EntityLabeler labeler = new EntityLabeler();
Annotation doc = labeler.getAnnotatedDoc("My Doc", exampleText);
RelationExtractor rx = new RelationExtractor();
String graph = rx.createSubgraph(doc, "My source");

Test

  1. Install the dependency as described above

  2. Run the commands:

     mvn clean package
     mvn test
    

License

This software is freely distributable under the terms of the MIT License.

Copyright (c) UT-Battelle, LLC (the "Original Author")

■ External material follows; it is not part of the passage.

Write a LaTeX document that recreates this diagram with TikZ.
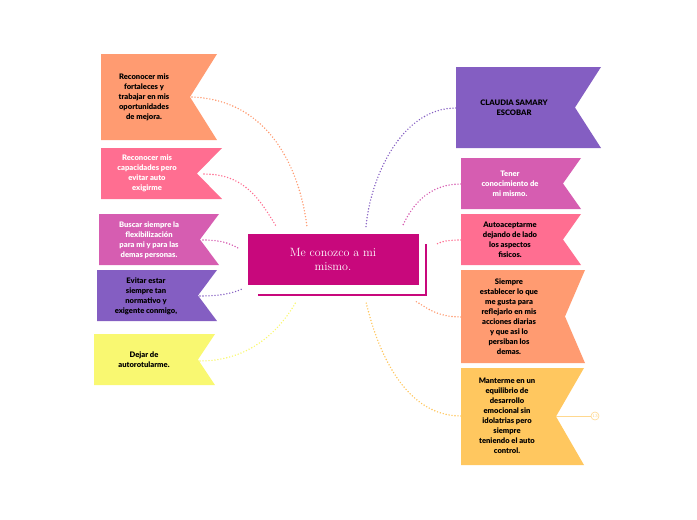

Permission is hereby granted, free of charge, to any person obtaining a copy of this software and associated documentation files (the "Software"), to deal in the Software without restriction, including without limitation the rights to use, copy, modify, merge, publish, distribute, sublicense, and/or sell copies of the Software, and to permit persons to whom the Software is furnished to do so, subject to the following conditions:

The above copyright notice and this permission notice shall be included in all copies or substantial portions of the Software.

THE SOFTWARE IS PROVIDED "AS IS", WITHOUT WARRANTY OF ANY KIND, EXPRESS OR IMPLIED, INCLUDING BUT NOT LIMITED TO THE WARRANTIES OF MERCHANTABILITY, FITNESS FOR A PARTICULAR PURPOSE AND NONINFRINGEMENT. IN NO EVENT SHALL THE AUTHORS OR COPYRIGHT HOLDERS, THE U.S. GOVERNMENT, OR UT-BATTELLE BE LIABLE FOR ANY CLAIM, DAMAGES OR OTHER LIABILITY, WHETHER IN AN ACTION OF CONTRACT, TORT OR OTHERWISE, ARISING FROM, OUT OF OR IN CONNECTION WITH THE SOFTWARE OR THE USE OR OTHER DEALINGS IN THE SOFTWARE.